|“I ought to be thy Adam, but I am rather the fallen angel...” - Mary Shelly|
Pretty even handed, right? I know my own bias, I love that monster, called "Adam" by the Author Mary Shelly after the last publication. I have long felt a kinship with the creature's own search for humanity within and kindness from without. I grew up looking for other like characters: robots, golems, anything that was constructed to be like human, was not treated as human, and had a desire to be more human. I ate up as many Frankenstein derived works as I could. I grew to love Young Frankenstein and became quickly bored with arguments over whether the creature could be called Frankenstein (children typically take on the surnames of their fathers, calling the creature "Frankenstein's Monster" dehumanizes the character to the researcher's failed experiment and nothing more. Calling him Frankenstein gives him a small human cultural tidbit. I find the semantics to be besides the point).
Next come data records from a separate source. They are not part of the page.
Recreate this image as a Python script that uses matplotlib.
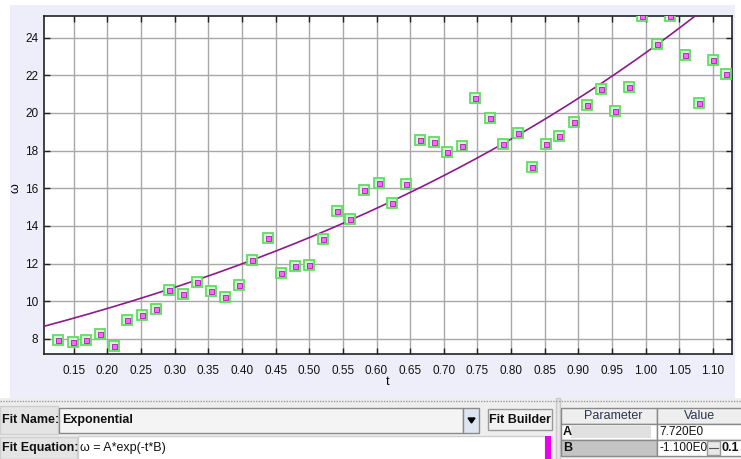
import numpy as np
import matplotlib.pyplot as plt
from matplotlib.patches import Rectangle

plt.rcParams['font.family'] = ['Liberation Sans', 'DejaVu Sans']

# measured samples
t_vals = [0.127, 0.148, 0.168, 0.189, 0.210, 0.229, 0.251, 0.272, 0.292, 0.313,
          0.333, 0.354, 0.375, 0.396, 0.415, 0.438, 0.458, 0.479, 0.499, 0.520,
          0.541, 0.561, 0.581, 0.603, 0.623, 0.644, 0.665, 0.686, 0.705, 0.727,
          0.747, 0.768, 0.788, 0.810, 0.831, 0.852, 0.871, 0.893, 0.913, 0.934,
          0.955, 0.976, 0.995, 1.017, 1.037, 1.058, 1.079, 1.100, 1.119]
omega_vals = [7.93, 7.82, 7.96, 8.27, 7.61, 8.99, 9.26, 9.58, 10.60, 10.36,
              11.02, 10.55, 10.22, 10.89, 12.20, 13.36, 11.51, 11.87, 11.90, 13.30,
              14.77, 14.35, 15.89, 16.28, 15.22, 16.24, 18.57, 18.46, 17.93, 18.27,
              20.80, 19.74, 18.37, 18.94, 17.15, 18.36, 18.80, 19.53, 20.45, 21.28,
              20.13, 21.37, 25.15, 23.65, 25.15, 23.07, 20.55, 22.82, 22.09]

# fit parameters for w = A*exp(-t*B)
A = 7.720
B = -1.100

x_ticks = [0.15, 0.20, 0.25, 0.30, 0.35, 0.40, 0.45, 0.50, 0.55, 0.60,
           0.65, 0.70, 0.75, 0.80, 0.85, 0.90, 0.95, 1.00, 1.05, 1.10]
y_ticks = [8, 10, 12, 14, 16, 18, 20, 22, 24]
x_range = (0.1056, 1.1285)
y_range = (7.2, 25.15)

W, H = 741, 459
fig = plt.figure(figsize=(W / 100, H / 100), dpi=100)
fig.patch.set_facecolor('white')

# pixel-space layer for the panel chrome
ui = fig.add_axes([0, 0, 1, 1], zorder=0)
ui.set_xlim(0, W)
ui.set_ylim(H, 0)
ui.axis('off')


def box(x0, y0, x1, y1, fc, ec='none', lw=1.0, z=1):
    ui.add_patch(Rectangle((x0, y0), x1 - x0, y1 - y0, facecolor=fc,
                           edgecolor=ec, linewidth=lw, zorder=z))


box(10, 5, 735, 398, '#eeeefb')
box(0, 398, W, H, '#eeeeee')
ui.plot([0, W], [401, 401], color='#9a9a9a', lw=1, ls=(0, (1, 1)), zorder=2)

# fit name row
box(0, 406, 58, 434, '#e4e4e4', '#cfcfcf')
ui.text(2, 420, 'Fit Name:', fontsize=9, fontweight='bold', va='center', color='#111111')
box(59, 408, 463, 433, '#f4f4f4', '#8a8a8a')
ui.text(62, 420, 'Exponential', fontsize=9, fontweight='bold', va='center', color='#111111')
box(463, 408, 479, 433, '#dde6f0', '#8a8a8a')
ui.fill([468, 475, 471.5], [418, 418, 423], color='black', zorder=3)
box(488, 409, 552, 430, '#f2f2f2', '#9a9a9a')
ui.text(520, 420, 'Fit Builder', fontsize=9, fontweight='bold', ha='center', va='center', color='#111111')

# fit equation row
box(0, 437, 77, H, '#e4e4e4', '#cfcfcf')
ui.text(2, 448, 'Fit Equation:', fontsize=9, fontweight='bold', va='center', color='#111111')
box(78, 436, 545, H + 2, 'white', '#cfcfcf')
ui.text(80, 448, '\u03c9 = A*exp(-t*B)', fontsize=9, va='center', color='#111111')
box(545, 436, 551, H, '#ee00ee')

# splitter and parameter table
box(556, 398, 560, H, '#e6e6e6', '#c8c8c8')
box(561, 408, 657, 424, '#eeeeee', '#8a8a8a')
box(657, 408, W + 2, 424, '#eeeeee', '#8a8a8a')
ui.text(613, 416, 'Parameter', fontsize=9, ha='center', va='center', color='#2a3550')
ui.text(700, 416, 'Value', fontsize=9, ha='center', va='center', color='#2a3550')
box(561, 424, 657, 440, 'white', '#8a8a8a')
box(571, 426, 651, 438, '#e0e0e0')
box(657, 424, W + 2, 440, 'white', '#8a8a8a')
ui.text(563, 432, 'A', fontsize=9, fontweight='bold', va='center', color='#111111')
ui.text(659, 432, '7.720E0', fontsize=8.5, va='center', color='#111111')
box(561, 440, 657, 456, '#c4c4c4', '#8a8a8a')
box(657, 440, W + 2, 456, 'white', '#8a8a8a')
ui.text(563, 448, 'B', fontsize=9, fontweight='bold', va='center', color='#111111')
ui.text(659, 448, '-1.100E0', fontsize=8.5, va='center', color='#111111')
box(707, 441, 720, 455, '#e8e8e8', '#9a9a9a', z=2)
ui.plot([709, 718], [448, 448], color='#555555', lw=0.8, zorder=3)
ui.text(722, 448, '0.1', fontsize=9, fontweight='bold', va='center', color='#111111')

# main plot
ax = fig.add_axes([44 / W, 1 - 354 / H, (732 - 44) / W, (354 - 16) / H], zorder=2)
ax.set_facecolor('white')
ax.set_xlim(*x_range)
ax.set_ylim(*y_range)
ax.set_xticks(x_ticks)
ax.set_xticklabels([f'{v:.2f}' for v in x_ticks])
ax.set_yticks(y_ticks)
ax.grid(True, color='#a8a8a8', lw=1.0)
ax.set_axisbelow(True)
ax.tick_params(direction='in', length=4, width=1, color='#222222', labelsize=8.5,
               top=True, right=True, labelcolor='#111111')
ax.tick_params(axis='x', pad=8)
ax.tick_params(axis='y', pad=4)
for s in ax.spines.values():
    s.set_color('#222222')
    s.set_linewidth(1.2)

t_fit = np.linspace(x_range[0], x_range[1], 300)
ax.plot(t_fit, A * np.exp(-t_fit * B), color='#8b1a8b', lw=1.2, zorder=3)

ax.plot(t_vals, omega_vals, ls='none', marker='s', ms=7, mfc='#d6f5d6',
        mec='#5ede5e', mew=1.3, zorder=4)
ax.plot(t_vals, omega_vals, ls='none', marker='s', ms=3.6, mfc='#f06ef0',
        mec='#b82cb8', mew=0.7, zorder=5)

ax.set_xlabel('t', fontsize=9, labelpad=-1)
ax.set_ylabel('\u03c9', fontsize=9)
ax.yaxis.set_label_coords(-0.032, 0.49)

fig.savefig('out.png', dpi=100)
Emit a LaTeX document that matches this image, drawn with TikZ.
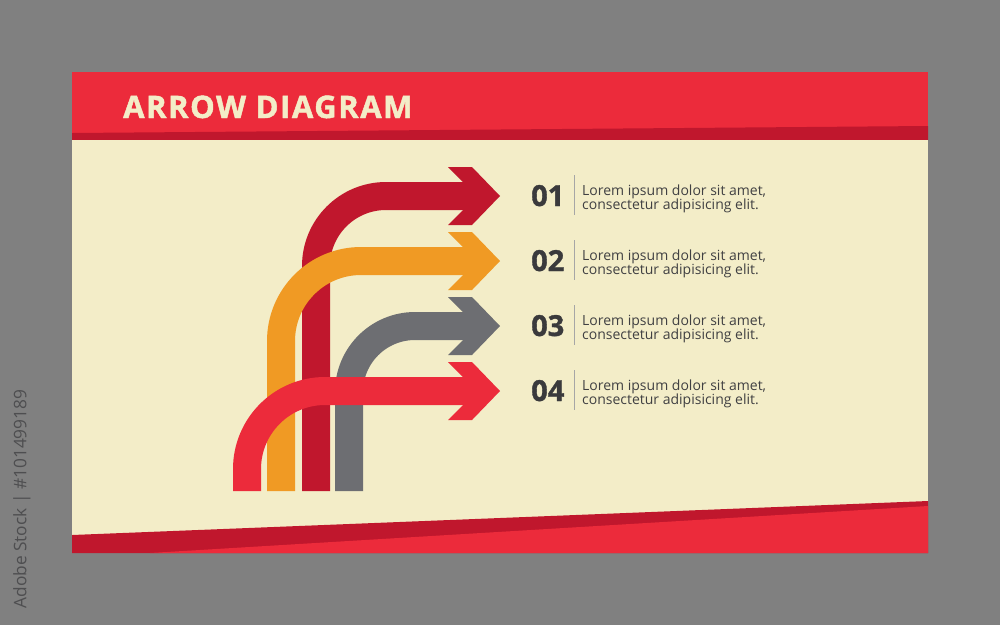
\documentclass[tikz,border=0pt]{standalone}
\usepackage{fontspec}
\setmainfont{Open Sans}
\definecolor{bggray}{HTML}{808080}
\definecolor{hred}{HTML}{EC2B3B}
\definecolor{dred}{HTML}{C0172D}
\definecolor{cream}{HTML}{F3EDC8}
\definecolor{aorange}{HTML}{F09A24}
\definecolor{agray}{HTML}{6D6E72}
\definecolor{numcol}{HTML}{3A3A3C}
\definecolor{txtcol}{HTML}{404042}
\newcommand\myhead[2]{%
  \fill[#2] (448,#1-29) -- (472,#1-29) -- (500,#1) -- (472,#1+29) -- (448,#1+29) -- (463,#1+14) -- (463,#1-14) -- cycle;}
\begin{document}
\begin{tikzpicture}[x=1pt,y=-1pt,
  shaft/.style={line width=28pt,line cap=butt,draw=#1},
  num/.style={anchor=base west,inner sep=0pt,text=numcol,font=\fontsize{29}{29}\selectfont\bfseries\addfontfeature{FakeBold=1.2}},
  body/.style={anchor=base west,inner sep=0pt,text=txtcol,font=\fontsize{14}{14}\selectfont},
  divider/.style={draw=gray!70,line width=0.8pt}]
\useasboundingbox (0,0) rectangle (1000,625);
\fill[bggray] (0,0) rectangle (1000,625);
% card
\fill[hred] (72,72) rectangle (928,140);
\fill[dred] (72,133) -- (928,126) -- (928,140) -- (72,140) -- cycle;
\fill[cream] (72,140) rectangle (928,553);
\fill[dred] (72,535) -- (928,501) -- (928,553) -- (72,553) -- cycle;
\fill[hred] (150,553) -- (928,506) -- (928,553) -- cycle;
\node[anchor=base west,inner sep=0pt,text=cream,font=\fontsize{31}{31}\selectfont\bfseries\addfontfeature{FakeBold=1.5,LetterSpace=5}] (title) at (123,118) {ARROW DIAGRAM};
% arrows
\draw[shaft=dred,rounded corners=70pt] (316,491) -- (316,196) -- (464,196);
\myhead{196}{dred}
\draw[shaft=aorange,rounded corners=80pt] (281,491) -- (281,261) -- (464,261);
\myhead{261}{aorange}
\draw[shaft=agray,rounded corners=66pt] (349,491) -- (349,326) -- (464,326);
\myhead{326}{agray}
\draw[shaft=hred,rounded corners=78pt] (247,491) -- (247,391) -- (464,391);
\myhead{391}{hred}
% text rows
\foreach \n/\c in {01/0,02/1,03/2,04/3}{
  \node[num] (n\n) at (531,206+65*\c) {\n};
  \draw[divider] (574,175+65*\c) -- (574,215+65*\c);
  \node[body] (ta\n) at (582,195+65*\c) {Lorem ipsum dolor sit amet,};
  \node[body] (tb\n) at (582,209.5+65*\c) {consectetur adipisicing elit.};
}
\node[rotate=90,inner sep=0pt,text=numcol!90,font=\fontsize{17.3}{17.3}\selectfont] (wm) at (22,499) {Adobe Stock | \#101499189};
\end{tikzpicture}
\end{document}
So I was delighted to find a new supernatural action epic Titled "I, Frankenstein", the trailer of which can be right here. What Underworld did for vampires and werewolves, this aims to do for Frankenstein. Go ahead and watch it, then I'll break it down.
|Not like that.|
So far, so good. The character seems to be toiling over their moral identity, their feelings of alienation. That I want to see. Adam proves a very unique challenge to godlike beings, awesome.He seems to side with humanity, even better but also obvious in such a movie. I especially like the philosophical underpinnings behind the quote "God will surely damn you.", an angel says. "He already did." Adam replies. This touches on something very central to the original book. Adam's god isn't the god of these angels. Adam was made by man, one specific man who "damned him" as an ugly mistake, a false mockery of humanity. Adam is no stranger to the judgment of others and the status of those who judge him poorly does not deter him. Look at what he did the Victor's family. *shudder*
|“Beware; for I am fearless, and therefore powerful.” -Mary Shelly|
|This warms something else, which worries me, see below.|
I am fully bought into this film. I will see it, if I can. And no matter how mindless the action is or weak the plot is, I will probably enjoy it. It has one of my favorite characters of all time as protagonist, after all. I just hope whomever is writing this thing has been able to underscore the sort of moral quandaries I have been pushing on this short trailer. I would really like to see something with some depth.
Plus they need to rehash some quotes from the original book. Check out this amazing piece:
“I do know that for the sympathy of one living being, I would make peace with all. I have love in me the likes of which you can scarcely imagine and rage the likes of which you would not believe. If I cannot satisfy the one, I will indulge the other.”